Task goal – Do not repeat pictures. Repeat exactly the lines of the listing below from its first line through the line with "valsH=[2.1,5.6]; const errH=[0.15,1.15];".

Dataset excerpt –
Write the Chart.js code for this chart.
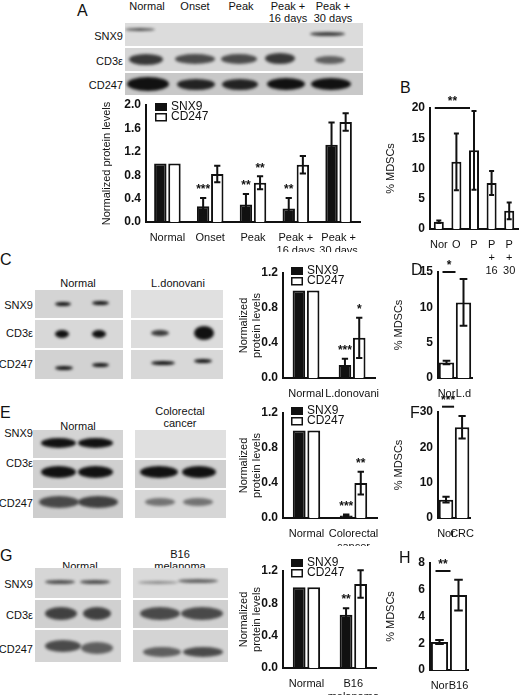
<!DOCTYPE html>
<html><head><meta charset="utf-8">
<script src="https://cdn.jsdelivr.net/npm/chart.js@4.4.1/dist/chart.umd.min.js"></script>
<style>
body{margin:0;width:520px;height:695px;position:relative;background:#fff;font-family:"Liberation Sans",Arial,sans-serif;overflow:hidden}
.c{position:absolute}
.t{position:absolute;font-size:11px;color:#111;white-space:nowrap;line-height:12px;text-align:center;transform:translateX(-50%)}
.r{position:absolute;font-size:11px;color:#111;white-space:nowrap;line-height:12px;transform:translateX(-100%)}
.L{position:absolute;font-size:16px;color:#111;line-height:16px}
.blot{position:absolute;background:#d6d6d6;overflow:hidden}
.band{position:absolute;background:#111;border-radius:50%;filter:blur(1.5px)}
</style></head><body>
<script>
// ---------- data ----------
const catsA = ["Normal","Onset","Peak",["Peak +","16 days"],["Peak +","30 days"]];
const snxA = [1.0,0.27,0.30,0.23,1.32];
const snxAerr = [0,0.14,0.18,0.18,0.38];
const cdA = [1.0,0.82,0.67,0.98,1.71];
const cdAerr = [0,0.14,0.11,0.15,0.15];
const starsA = [["",""],["***",""],["**","**"],["**",""],["",""]];

const catsB = ["Nor","O","P",["P","+","16"],["P","+","30"]];
const valsB = [1.2,11.1,13.0,7.6,3.0];
const errB = [0.2,4.7,6.5,2.0,1.4];

const catsC = ["Normal","L.donovani"];
const snxC = [1.0,0.15]; const snxCerr=[0,0.07];
const cdC = [1.0,0.46]; const cdCerr=[0,0.23];
const starsC = [["",""],["***","*"]];
const catsD = ["Nor","L.d"]; const valsD=[2.2,10.7]; const errD=[0.25,3.3];

const catsE = ["Normal",["Colorectal","cancer"]];
const snxE = [1.0,0.03]; const snxEerr=[0,0.01];
const cdE = [1.0,0.40]; const cdEerr=[0,0.13];
const starsE = [["",""],["***","**"]];
const catsF = ["Nor","CRC"]; const valsF=[5.2,25.7]; const errF=[0.8,3.2];

const catsG = ["Normal",["B16","melanoma"]];
const snxG = [1.0,0.66]; const snxGerr=[0,0.08];
const cdG = [1.0,1.04]; const cdGerr=[0,0.17];
const starsG = [["",""],["**",""]];
const catsH = ["Nor","B16"]; const valsH=[2.1,5.6]; const errH=[0.15,1.15];

// ---------- helpers ----------
const F = '"Liberation Sans",Arial,sans-serif';
function txt(x,y,s,cls){const d=document.createElement('div');d.className=cls||'t';d.style.left=x+'px';d.style.top=y+'px';d.innerHTML=s;document.body.appendChild(d);return d;}
function blot(x,y,w,h,bands,bg){const b=document.createElement('div');b.className='blot';Object.assign(b.style,{left:x+'px',top:y+'px',width:w+'px',height:h+'px',background:bg||'#d8d8d8'});
 bands.forEach(a=>{const e=document.createElement('div');e.className='band';Object.assign(e.style,{left:a[0]+'px',top:a[1]+'px',width:a[2]+'px',height:a[3]+'px',opacity:a[4]||1});b.appendChild(e);});document.body.appendChild(b);}

const errPlugin={id:'err',afterDatasetsDraw(ch){const ctx=ch.ctx;ctx.save();ctx.strokeStyle='#111';ctx.lineWidth=2;ctx.fillStyle='#111';
 ch.data.datasets.forEach((ds,di)=>{const m=ch.getDatasetMeta(di);const ys=ch.scales.y;
  m.data.forEach((bar,i)=>{const e=ds.err?ds.err[i]:0;const v=ds.data[i];const w=bar.width*0.5;let top=ys.getPixelForValue(v);
   if(e>0){const y1=ys.getPixelForValue(v+e),y2=ys.getPixelForValue(Math.max(0,v-e));top=y1;
    ctx.beginPath();ctx.moveTo(bar.x,y1);ctx.lineTo(bar.x,y2);ctx.moveTo(bar.x-w/2,y1);ctx.lineTo(bar.x+w/2,y1);ctx.moveTo(bar.x-w/2,y2);ctx.lineTo(bar.x+w/2,y2);ctx.stroke();}
   if(ds.stars&&ds.stars[i]){ctx.font='bold 12px '+F;ctx.textAlign='center';ctx.textBaseline='bottom';ctx.fillText(ds.stars[i],bar.x,top-2);}
  });});
 const sig=ch.options.plugins.sig;if(sig){const m=ch.getDatasetMeta(0);const y=ch.scales.y.getPixelForValue(sig.v);const x1=m.data[sig.a].x-4,x2=m.data[sig.b].x+(sig.dx||0);
  ctx.beginPath();ctx.moveTo(x1,y);ctx.lineTo(x2,y);ctx.stroke();ctx.font='bold 12px '+F;ctx.textAlign='center';ctx.textBaseline='bottom';ctx.fillText(sig.s,(x1+x2)/2,y);}
 const lg=ch.options.plugins.lg;if(lg){const x=ch.chartArea.left+lg.dx,y=ch.chartArea.top+lg.dy;ctx.font='12px '+F;ctx.textAlign='left';ctx.textBaseline='middle';
  ctx.fillRect(x,y-4,12,8);ctx.fillText('SNX9',x+16,y);ctx.lineWidth=1.5;ctx.strokeRect(x+0.75,y+6.75,10.5,7);ctx.fillText('CD247',x+16,y+10);}
 ctx.restore();}};

// axisX/topY/rightX/bottomY = plot area in page px
function mk(axisX,topY,rightX,bottomY,xh,labels,datasets,ymax,step,ytitle,extra){
 const W=46,PT=16;const left=axisX-W,top=topY-PT,w=rightX-left+4,h=bottomY-top+xh;
 const c=document.createElement('canvas');c.className='c';c.style.left=left+'px';c.style.top=top+'px';c.style.width=w+'px';c.style.height=h+'px';c.width=w;c.height=h;document.body.appendChild(c);
 new Chart(c,{type:'bar',data:{labels,datasets},plugins:[errPlugin],options:{responsive:false,animation:false,devicePixelRatio:1,
  layout:{padding:{top:PT,right:4,left:0,bottom:0}},
  plugins:Object.assign({legend:{display:false},tooltip:{enabled:false}},extra||{}),
  scales:{x:{grid:{display:false},border:{color:'#111',width:2},afterFit:s=>{s.height=xh;},
    ticks:{color:'#111',font:{family:F,size:11},maxRotation:0,autoSkip:false,padding:1}},
   y:{min:0,max:ymax,grid:{display:false,drawTicks:true,tickLength:4,color:'#111',lineWidth:2},border:{color:'#111',width:2},afterFit:s=>{s.width=W;},
    ticks:{stepSize:step,color:'#111',font:{family:F,size:12,weight:'bold'},padding:1,callback:v=>extra&&extra.fmt?v.toFixed(1):v},
    title:{display:true,text:ytitle,color:'#111',font:{family:F,size:11},padding:0}}}}});}

function pair(snx,snxE,cd,cdE,stars,cp){return [
 {data:snx,err:snxE,stars:stars.map(s=>s[0]),backgroundColor:'#111',borderColor:'#111',borderWidth:2,categoryPercentage:cp,barPercentage:0.88},
 {data:cd,err:cdE,stars:stars.map(s=>s[1]),backgroundColor:'#fff',borderColor:'#111',borderWidth:2,categoryPercentage:cp,barPercentage:0.88}];}
function single(v,e,cp){return [{data:v,err:e,backgroundColor:'#fff',borderColor:'#111',borderWidth:2,categoryPercentage:cp,barPercentage:0.95}];}

// ---------- panel A ----------
txt(77,3,'A','L');
[['Normal',147],['Onset',195],['Peak',241],['Peak +<br>16 days',288],['Peak +<br>30 days',333]].forEach(a=>txt(a[1],0,a[0]));
txt(123,30,'SNX9','r');txt(123,55,'CD3ε','r');txt(123,79,'CD247','r');
blot(125,23,238,23,[[0,5,30,3,0.7],[185,9,35,4,0.8]],'#dcdcdc');
blot(125,48,238,23,[[4,6,34,11,0.8],[50,6,40,10,0.7],[96,6,36,10,0.7],[140,5,30,11,0.8],[190,8,30,8,0.6]],'#d6d6d6');
blot(125,73,238,22,[[2,4,42,14],[52,6,38,11,0.9],[97,6,36,11,0.9],[142,5,38,12],[186,5,40,12]],'#c8c8c8');
mk(146,105,360,222,30,catsA,pair(snxA,snxAerr,cdA,cdAerr,starsA,0.66),2.0,0.4,'Normalized protein levels',{fmt:1,lg:{dx:9,dy:2}});

// ---------- panel B ----------
txt(400,80,'B','L');
mk(430,108,518,229,58,catsB,single(valsB,errB,0.6),20,5,'% MDSCs',{sig:{a:0,b:2,v:20,s:'**',dx:-4}});

// ---------- panel C ----------
txt(0,252,'C','L');
txt(78,277,'Normal');txt(178,277,'L.donovani');
txt(33,299,'SNX9','r');txt(33,327,'CD3ε','r');txt(33,358,'CD247','r');
blot(35,290,88,28,[[20,12,16,4],[57,11,17,4]],'#d4d4d4');
blot(35,320,88,28,[[20,10,14,8],[57,10,14,8]],'#d8d8d8');
blot(35,350,88,29,[[20,16,18,4],[57,13,17,4]],'#d2d2d2');
blot(131,290,92,28,[],'#e0e0e0');
blot(131,320,92,28,[[20,10,18,6,0.8],[63,6,20,14]],'#dcdcdc');
blot(131,350,92,29,[[20,11,24,4],[63,9,18,4]],'#d8d8d8');
mk(283,273,377,378,28,catsC,pair(snxC,snxCerr,cdC,cdCerr,starsC,0.62),1.2,0.4,['Normalized','protein levels'],{fmt:1,lg:{dx:8,dy:-2}});
txt(411,262,'D','L');
mk(438,272,472,378,30,catsD,single(valsD,errD,0.95),15,5,'% MDSCs',{sig:{a:0,b:1,v:15,s:'*',dx:-8}});

// ---------- panel E ----------
txt(0,405,'E','L');
txt(78,420,'Normal');txt(180,405,'Colorectal<br>cancer');
txt(33,427,'SNX9','r');txt(33,457,'CD3ε','r');txt(33,497,'CD247','r');
blot(33,430,90,28,[[8,8,35,10],[45,8,35,10]],'#d4d4d4');
blot(33,460,90,28,[[8,6,35,12],[45,6,35,12]],'#d0d0d0');
blot(33,490,90,28,[[6,6,40,12,0.7],[45,6,40,12,0.75]],'#cdcdcd');
blot(135,430,91,28,[],'#e0e0e0');
blot(135,460,91,28,[[5,6,38,12],[47,6,34,12]],'#d0d0d0');
blot(135,490,91,28,[[10,8,30,8,0.5],[48,8,30,8,0.5]],'#d6d6d6');
mk(283,413,377,518,28,catsE,pair(snxE,snxEerr,cdE,cdEerr,starsE,0.62),1.2,0.4,['Normalized','protein levels'],{fmt:1,lg:{dx:8,dy:-2}});
txt(410,405,'F','L');
mk(438,412,472,518,30,catsF,single(valsF,errF,0.95),30,10,'% MDSCs',{sig:{a:0,b:1,v:31.5,s:'***',dx:-8}});

// ---------- panel G ----------
txt(0,548,'G','L');
txt(80,560,'Normal');txt(180,548,'B16<br>melanoma');
txt(33,578,'SNX9','r');txt(33,609,'CD3ε','r');txt(33,643,'CD247','r');
blot(35,568,86,30,[[10,12,30,4,0.7],[45,12,30,4,0.7]],'#d6d6d6');
blot(35,600,86,28,[[10,7,32,13,0.75],[48,7,28,13,0.75]],'#d0d0d0');
blot(35,630,86,32,[[10,10,36,12,0.7],[46,12,32,12,0.6]],'#d4d4d4');
blot(133,568,95,30,[[5,13,40,3,0.4],[45,11,40,4,0.6]],'#dadada');
blot(133,600,95,28,[[7,7,40,13,0.7],[48,7,42,13,0.7]],'#d0d0d0');
blot(133,630,95,32,[[10,17,38,10,0.6],[50,17,40,10,0.7]],'#d4d4d4');
mk(283,571,377,668,27,catsG,pair(snxG,snxGerr,cdG,cdGerr,starsG,0.62),1.2,0.4,['Normalized','protein levels'],{fmt:1,lg:{dx:8,dy:-8}});
txt(399,550,'H','L');
mk(430,563,468,670,25,catsH,single(valsH,errH,0.95),8,2,'% MDSCs',{sig:{a:0,b:1,v:7.4,s:'**',dx:-8}});
</script></body></html>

Exercise response –
Write the Chart.js code for this chart.
<!DOCTYPE html>
<html><head><meta charset="utf-8">
<script src="https://cdn.jsdelivr.net/npm/chart.js@4.4.1/dist/chart.umd.min.js"></script>
<style>
body{margin:0;width:520px;height:695px;position:relative;background:#fff;font-family:"Liberation Sans",Arial,sans-serif;overflow:hidden}
.c{position:absolute}
.t{position:absolute;font-size:11px;color:#111;white-space:nowrap;line-height:12px;text-align:center;transform:translateX(-50%)}
.r{position:absolute;font-size:11px;color:#111;white-space:nowrap;line-height:12px;transform:translateX(-100%)}
.L{position:absolute;font-size:16px;color:#111;line-height:16px}
.blot{position:absolute;background:#d6d6d6;overflow:hidden}
.band{position:absolute;background:#111;border-radius:50%;filter:blur(1.5px)}
</style></head><body>
<script>
// ---------- data ----------
const catsA = ["Normal","Onset","Peak",["Peak +","16 days"],["Peak +","30 days"]];
const snxA = [1.0,0.27,0.30,0.23,1.32];
const snxAerr = [0,0.14,0.18,0.18,0.38];
const cdA = [1.0,0.82,0.67,0.98,1.71];
const cdAerr = [0,0.14,0.11,0.15,0.15];
const starsA = [["",""],["***",""],["**","**"],["**",""],["",""]];

const catsB = ["Nor","O","P",["P","+","16"],["P","+","30"]];
const valsB = [1.2,11.1,13.0,7.6,3.0];
const errB = [0.2,4.7,6.5,2.0,1.4];

const catsC = ["Normal","L.donovani"];
const snxC = [1.0,0.15]; const snxCerr=[0,0.07];
const cdC = [1.0,0.46]; const cdCerr=[0,0.23];
const starsC = [["",""],["***","*"]];
const catsD = ["Nor","L.d"]; const valsD=[2.2,10.7]; const errD=[0.25,3.3];

const catsE = ["Normal",["Colorectal","cancer"]];
const snxE = [1.0,0.03]; const snxEerr=[0,0.01];
const cdE = [1.0,0.40]; const cdEerr=[0,0.13];
const starsE = [["",""],["***","**"]];
const catsF = ["Nor","CRC"]; const valsF=[5.2,25.7]; const errF=[0.8,3.2];

const catsG = ["Normal",["B16","melanoma"]];
const snxG = [1.0,0.66]; const snxGerr=[0,0.08];
const cdG = [1.0,1.04]; const cdGerr=[0,0.17];
const starsG = [["",""],["**",""]];
const catsH = ["Nor","B16"]; const valsH=[2.1,5.6]; const errH=[0.15,1.15];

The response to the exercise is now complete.